What is being asked = Without the pictures, repeat the listing character for character.

Plotting code records =
⁂

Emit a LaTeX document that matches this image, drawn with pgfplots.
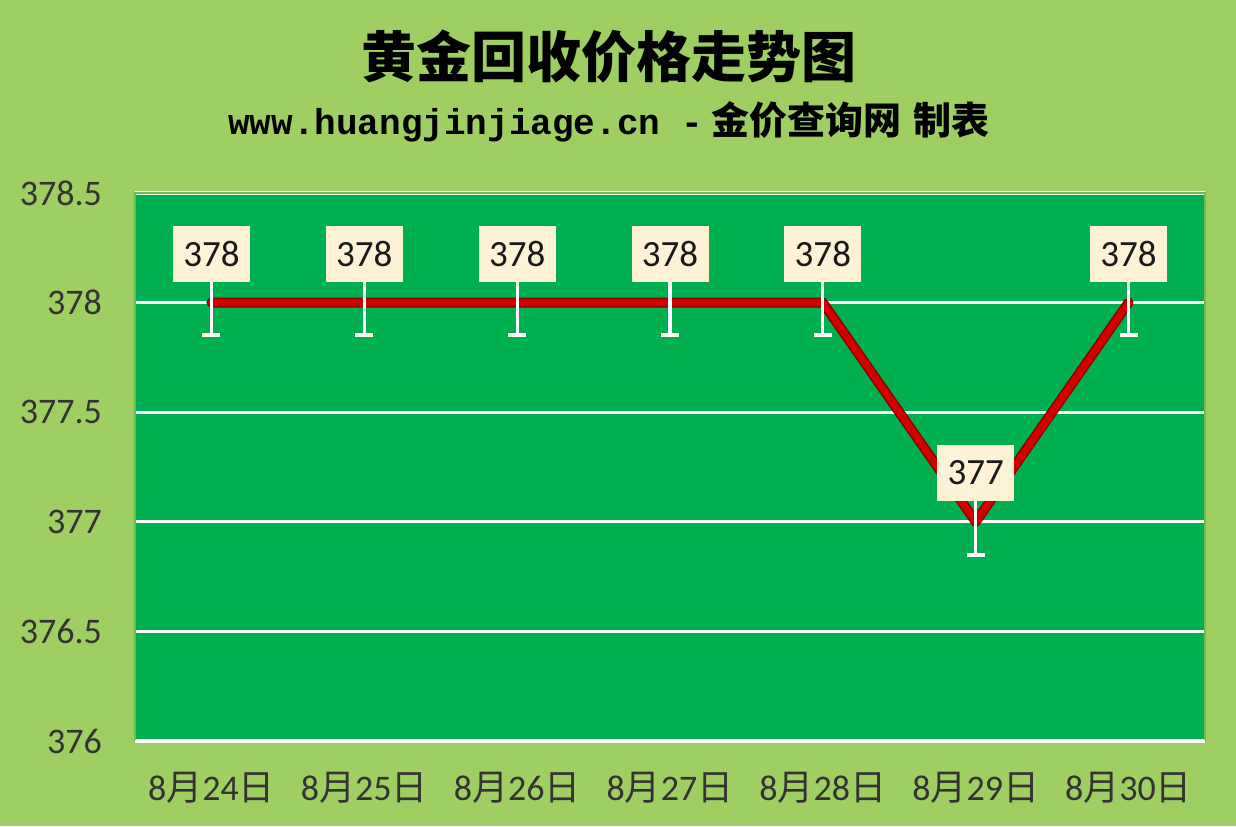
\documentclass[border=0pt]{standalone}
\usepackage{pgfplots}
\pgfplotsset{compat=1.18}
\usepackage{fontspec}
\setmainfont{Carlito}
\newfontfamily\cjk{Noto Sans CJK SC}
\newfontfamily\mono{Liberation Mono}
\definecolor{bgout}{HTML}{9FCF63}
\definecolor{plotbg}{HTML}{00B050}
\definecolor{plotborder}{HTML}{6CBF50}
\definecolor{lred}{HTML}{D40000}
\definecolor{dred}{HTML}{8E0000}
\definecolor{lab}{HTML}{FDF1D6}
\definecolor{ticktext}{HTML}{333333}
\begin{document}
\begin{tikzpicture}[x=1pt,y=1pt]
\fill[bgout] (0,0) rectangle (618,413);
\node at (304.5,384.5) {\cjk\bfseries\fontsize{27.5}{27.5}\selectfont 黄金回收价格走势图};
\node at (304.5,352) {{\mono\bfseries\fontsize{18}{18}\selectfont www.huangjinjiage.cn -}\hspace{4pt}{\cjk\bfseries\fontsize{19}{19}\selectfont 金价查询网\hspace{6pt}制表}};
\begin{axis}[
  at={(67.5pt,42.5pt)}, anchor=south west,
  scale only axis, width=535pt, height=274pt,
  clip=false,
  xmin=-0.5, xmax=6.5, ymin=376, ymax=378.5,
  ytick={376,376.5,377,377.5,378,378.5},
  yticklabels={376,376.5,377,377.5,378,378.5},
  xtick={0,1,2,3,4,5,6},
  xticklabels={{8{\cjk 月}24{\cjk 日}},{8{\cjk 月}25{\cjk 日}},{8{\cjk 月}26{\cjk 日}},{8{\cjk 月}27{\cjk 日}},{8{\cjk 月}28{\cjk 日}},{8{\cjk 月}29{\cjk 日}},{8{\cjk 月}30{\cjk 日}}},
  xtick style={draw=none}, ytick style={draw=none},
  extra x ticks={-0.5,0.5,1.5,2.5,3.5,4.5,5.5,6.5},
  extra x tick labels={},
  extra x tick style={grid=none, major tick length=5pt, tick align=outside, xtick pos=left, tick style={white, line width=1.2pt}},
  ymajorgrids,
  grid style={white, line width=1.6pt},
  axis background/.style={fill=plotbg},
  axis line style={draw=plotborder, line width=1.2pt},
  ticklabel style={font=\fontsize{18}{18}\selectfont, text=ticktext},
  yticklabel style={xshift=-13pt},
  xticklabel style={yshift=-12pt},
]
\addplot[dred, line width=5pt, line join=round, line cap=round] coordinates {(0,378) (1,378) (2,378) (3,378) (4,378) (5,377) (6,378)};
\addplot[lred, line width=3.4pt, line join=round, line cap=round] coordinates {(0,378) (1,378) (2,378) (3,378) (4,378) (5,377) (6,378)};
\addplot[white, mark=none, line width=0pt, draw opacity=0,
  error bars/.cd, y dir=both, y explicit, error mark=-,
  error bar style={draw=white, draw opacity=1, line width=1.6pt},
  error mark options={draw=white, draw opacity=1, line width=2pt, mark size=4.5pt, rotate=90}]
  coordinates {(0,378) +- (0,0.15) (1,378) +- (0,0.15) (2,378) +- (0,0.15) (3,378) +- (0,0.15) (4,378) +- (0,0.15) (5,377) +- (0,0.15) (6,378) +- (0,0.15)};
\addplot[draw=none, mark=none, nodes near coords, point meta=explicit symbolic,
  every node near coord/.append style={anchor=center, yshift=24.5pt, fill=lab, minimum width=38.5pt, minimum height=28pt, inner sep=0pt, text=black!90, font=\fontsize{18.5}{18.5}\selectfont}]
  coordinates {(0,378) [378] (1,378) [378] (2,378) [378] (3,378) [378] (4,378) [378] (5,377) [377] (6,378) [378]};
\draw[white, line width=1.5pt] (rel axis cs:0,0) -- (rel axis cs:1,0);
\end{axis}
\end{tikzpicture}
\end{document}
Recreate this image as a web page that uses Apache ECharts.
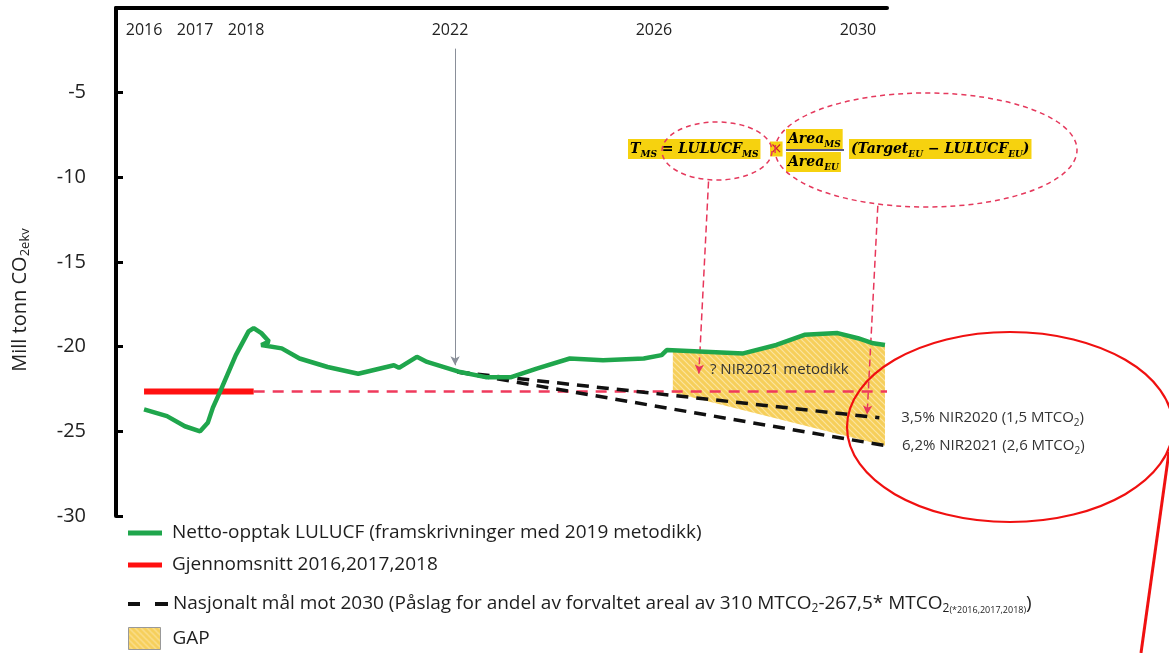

⁂

Response =
Emit a LaTeX document that matches this image, drawn with pgfplots.
\documentclass[border=0pt]{standalone}
\usepackage{pgfplots}
\pgfplotsset{compat=1.18}
\usepackage{fontspec}
\setmainfont{Carlito}
\newfontfamily\cjk{Noto Sans CJK SC}
\newfontfamily\mono{Liberation Mono}
\definecolor{bgout}{HTML}{9FCF63}
\definecolor{plotbg}{HTML}{00B050}
\definecolor{plotborder}{HTML}{6CBF50}
\definecolor{lred}{HTML}{D40000}
\definecolor{dred}{HTML}{8E0000}
\definecolor{lab}{HTML}{FDF1D6}
\definecolor{ticktext}{HTML}{333333}
\begin{document}
\begin{tikzpicture}[x=1pt,y=1pt]
\fill[bgout] (0,0) rectangle (618,413);
\node at (304.5,384.5) {\cjk\bfseries\fontsize{27.5}{27.5}\selectfont 黄金回收价格走势图};
\node at (304.5,352) {{\mono\bfseries\fontsize{18}{18}\selectfont www.huangjinjiage.cn -}\hspace{4pt}{\cjk\bfseries\fontsize{19}{19}\selectfont 金价查询网\hspace{6pt}制表}};
\begin{axis}[
  at={(67.5pt,42.5pt)}, anchor=south west,
  scale only axis, width=535pt, height=274pt,
  clip=false,
  xmin=-0.5, xmax=6.5, ymin=376, ymax=378.5,
  ytick={376,376.5,377,377.5,378,378.5},
  yticklabels={376,376.5,377,377.5,378,378.5},
  xtick={0,1,2,3,4,5,6},
  xticklabels={{8{\cjk 月}24{\cjk 日}},{8{\cjk 月}25{\cjk 日}},{8{\cjk 月}26{\cjk 日}},{8{\cjk 月}27{\cjk 日}},{8{\cjk 月}28{\cjk 日}},{8{\cjk 月}29{\cjk 日}},{8{\cjk 月}30{\cjk 日}}},
  xtick style={draw=none}, ytick style={draw=none},
  extra x ticks={-0.5,0.5,1.5,2.5,3.5,4.5,5.5,6.5},
  extra x tick labels={},
  extra x tick style={grid=none, major tick length=5pt, tick align=outside, xtick pos=left, tick style={white, line width=1.2pt}},
  ymajorgrids,
  grid style={white, line width=1.6pt},
  axis background/.style={fill=plotbg},
  axis line style={draw=plotborder, line width=1.2pt},
  ticklabel style={font=\fontsize{18}{18}\selectfont, text=ticktext},
  yticklabel style={xshift=-13pt},
  xticklabel style={yshift=-12pt},
]
\addplot[dred, line width=5pt, line join=round, line cap=round] coordinates {(0,378) (1,378) (2,378) (3,378) (4,378) (5,377) (6,378)};
\addplot[lred, line width=3.4pt, line join=round, line cap=round] coordinates {(0,378) (1,378) (2,378) (3,378) (4,378) (5,377) (6,378)};
\addplot[white, mark=none, line width=0pt, draw opacity=0,
  error bars/.cd, y dir=both, y explicit, error mark=-,
  error bar style={draw=white, draw opacity=1, line width=1.6pt},
  error mark options={draw=white, draw opacity=1, line width=2pt, mark size=4.5pt, rotate=90}]
  coordinates {(0,378) +- (0,0.15) (1,378) +- (0,0.15) (2,378) +- (0,0.15) (3,378) +- (0,0.15) (4,378) +- (0,0.15) (5,377) +- (0,0.15) (6,378) +- (0,0.15)};
\addplot[draw=none, mark=none, nodes near coords, point meta=explicit symbolic,
  every node near coord/.append style={anchor=center, yshift=24.5pt, fill=lab, minimum width=38.5pt, minimum height=28pt, inner sep=0pt, text=black!90, font=\fontsize{18.5}{18.5}\selectfont}]
  coordinates {(0,378) [378] (1,378) [378] (2,378) [378] (3,378) [378] (4,378) [378] (5,377) [377] (6,378) [378]};
\draw[white, line width=1.5pt] (rel axis cs:0,0) -- (rel axis cs:1,0);
\end{axis}
\end{tikzpicture}
\end{document}
Recreate this image as a web page that uses Apache ECharts.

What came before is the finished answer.